Willem Johannes Melchers

Willem Johannes Melchers

Het is een heel verhaal hoor. Ik ben geboren op 10 september 1925 in Amsterdam. Ik woonde in de binnenstad, op de Walletjes op de Oudezijds Achterburgwal 40. Ik was de oudste zoon thuis. We woonden in een kleine woning met een voorkamer, achterkamer en een keukentje. Daar sliepen we met z’n allen. Aan onze voorkant was het water van de Burgwal.

Oudezijds Achterburgwal

Ik woonde eigenlijk tussen de hoertjes in en als kind deed ik boodschappen voor die vrouwen. En als ik terug kwam en hadden ze een klant moest ik wachten met m’n pondje suiker. Ze stapten gewoon over me heen. Een heel apart leven.

Mijn vader werkte bij Kromhout motoren in Amsterdam. Ik was de oudste thuis en m’n ouders lusten wel een borreltje en gingen ‚s avonds en in het weekend op stap zodat het op mij neerkwam om voor het gezin te zorgen.

De lagere school deed ik op de Jan Lievenschool Rextheateren na het 7e leerjaar werkte ik parttime bij Walthausen in de Wittenburgerdwarsstraat, een klein machinefabriekje.

willemjohannesmelchers2

Op de avondambachtsschool leerde ik voor machinebankwerker. Ik verdiende er f 2,88 p/​w, mijn moeder kreeg f 2,00 en ik hield f 0,88. Daar nam ik m’n meisje mee van uit. De bioscoop kostte een dubbeltje. We gingen veel naar het Rextheater op de Haarlemmerstraat.

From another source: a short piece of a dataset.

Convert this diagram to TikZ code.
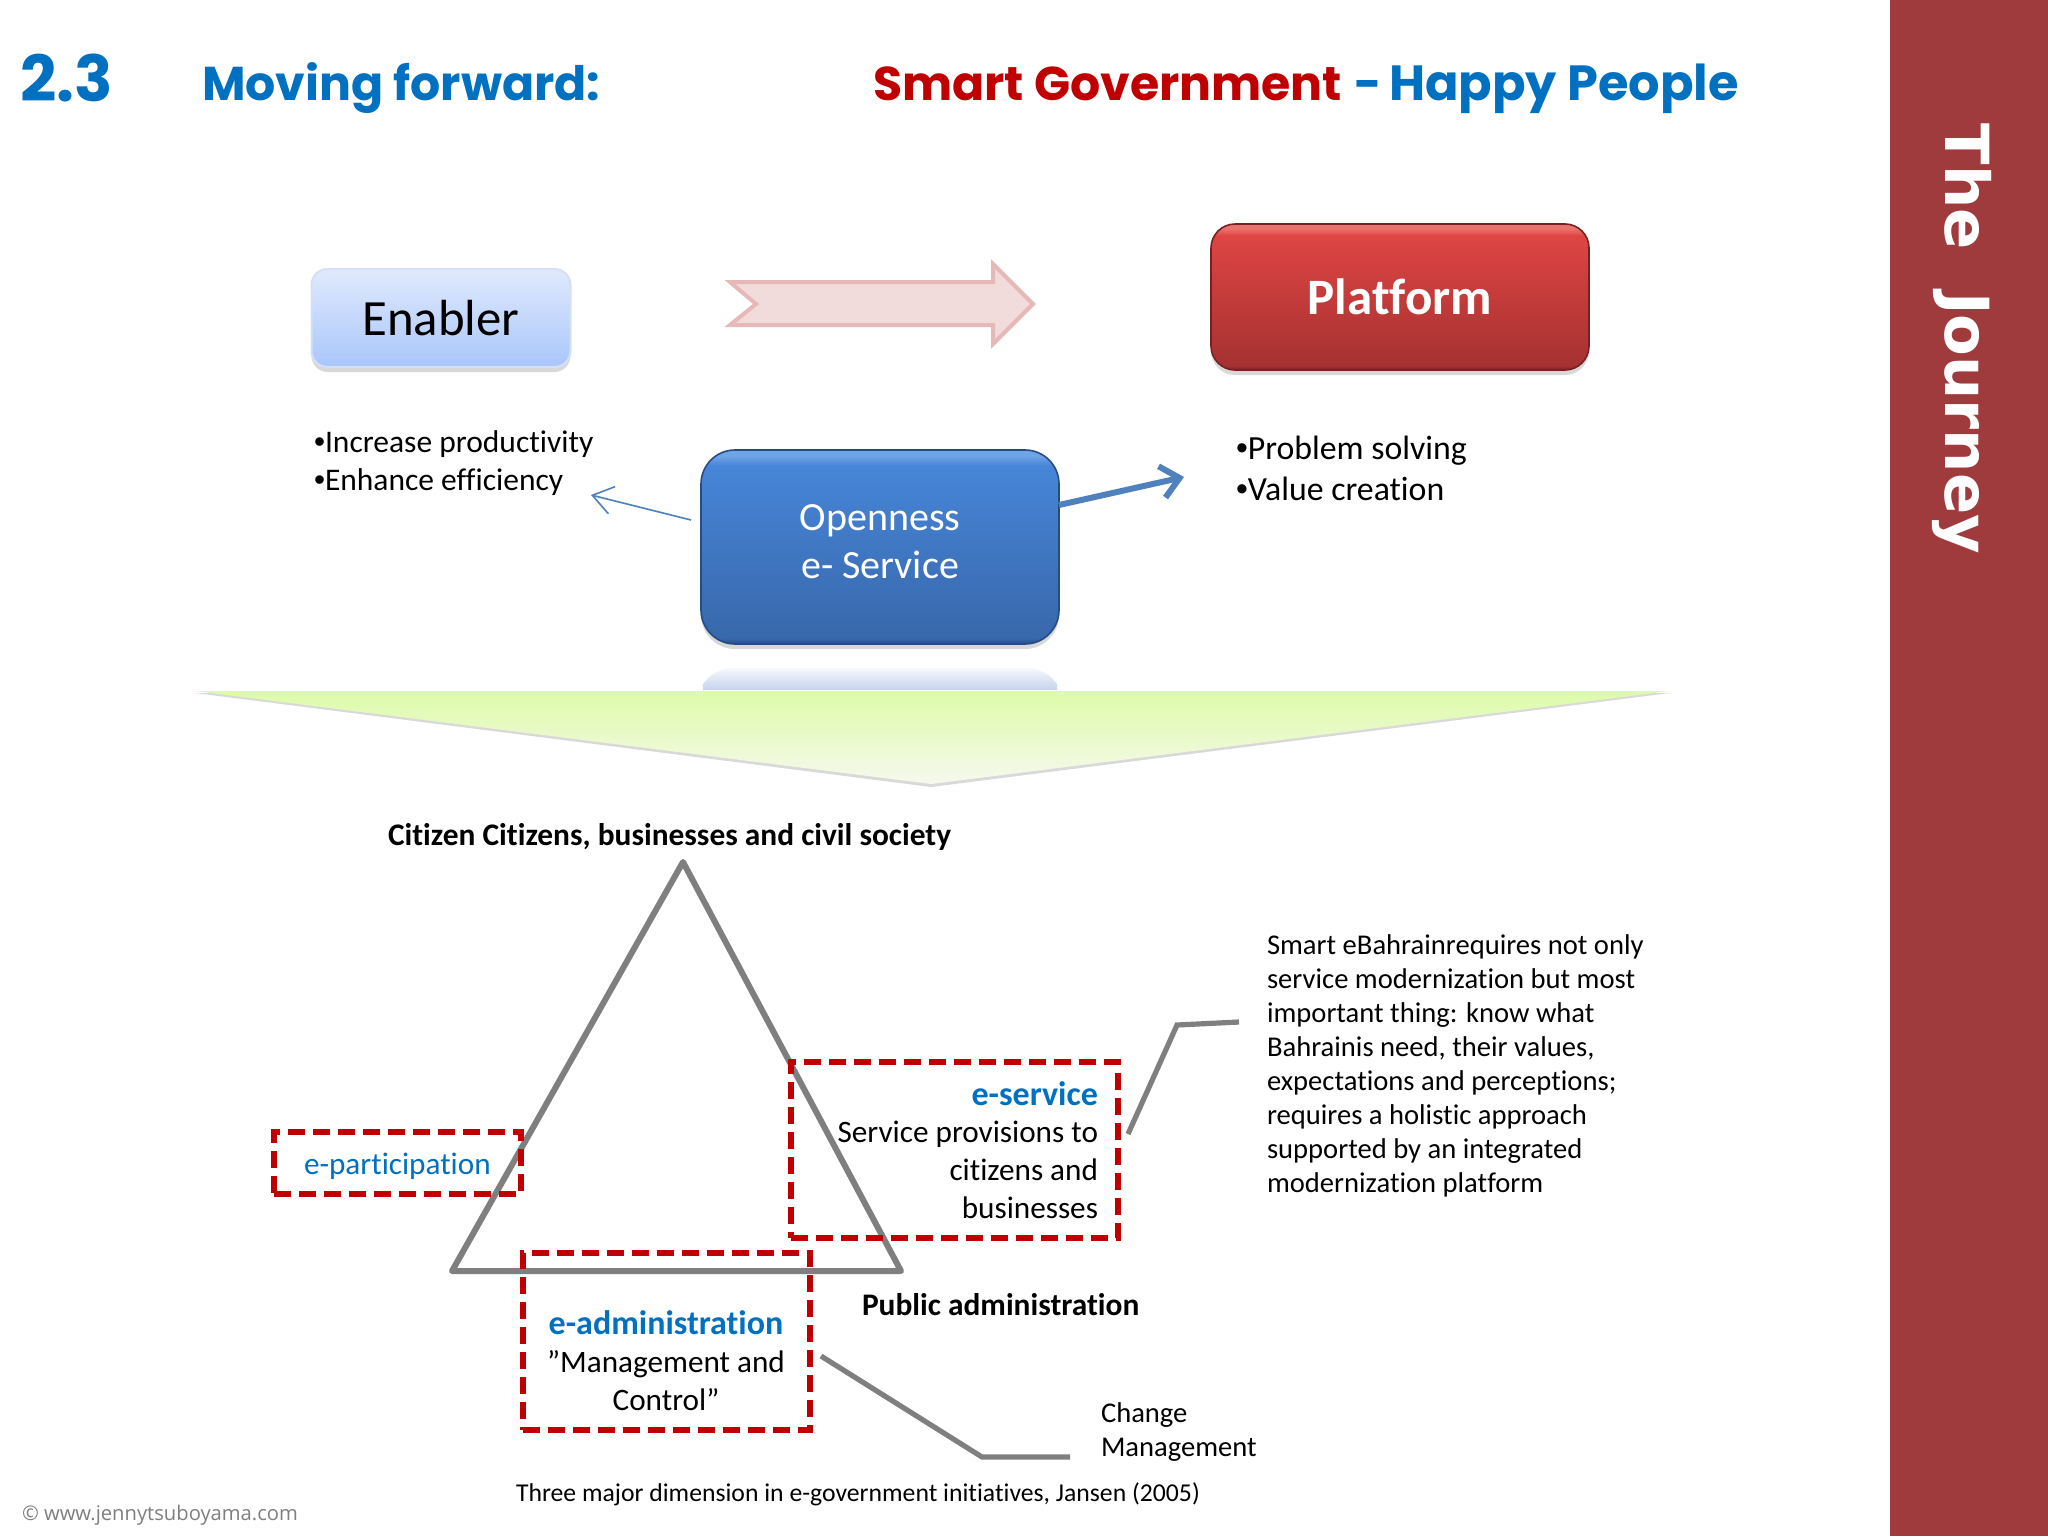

Wij woonden in de Jodenbuurt en in de oorlog, als jongen van 1516 jaar zag ik hoe de Joden opgepakt werden. De kinderen werden soms zo uit het raam gegooid, die moesten de ouders die beneden stonden opvangen. We dachten er helemaal niet over na waar ze naartoe gingen, het was spannend. Daar schaam ik nu nog wel eens voor, maar als jochie dacht je daar niet aan. Mijn broer Jan en ik waren op een dag door het hek gekropen naar de Jodenbuurt toen er plotseling een Duitse vrachtwagen met militairen aankwam. We waren niet Joods en zij vroegen ons wat wij daar deden. Die Duitsers namen ons mee en een paar dagen later zaten we in een veewagen richting Duitsland. Onze ouders hadden we niet meer kunnen bereiken. We zijn tot in Polen gekomen, maar toen het daar te gevaarlijk werd zijn we terug naar Duitsland getransporteerd

Kamp Zella
Kamp in Duitsland

En daar kwam ik in een kamp terecht (foto) met allemaal Russen, Fransen, Belgen, Italianen en een paar Hollanders. Eén van de Duitse bazen zag wel wat in me want hij had gezien dat ik twee goeie handen had en na een paar maanden kwam ik in een klein machinefabriekje achter een draaibank te werken. In het machinefabriekje repareerden we allerlei machines die door de oorlog beschadigd waren.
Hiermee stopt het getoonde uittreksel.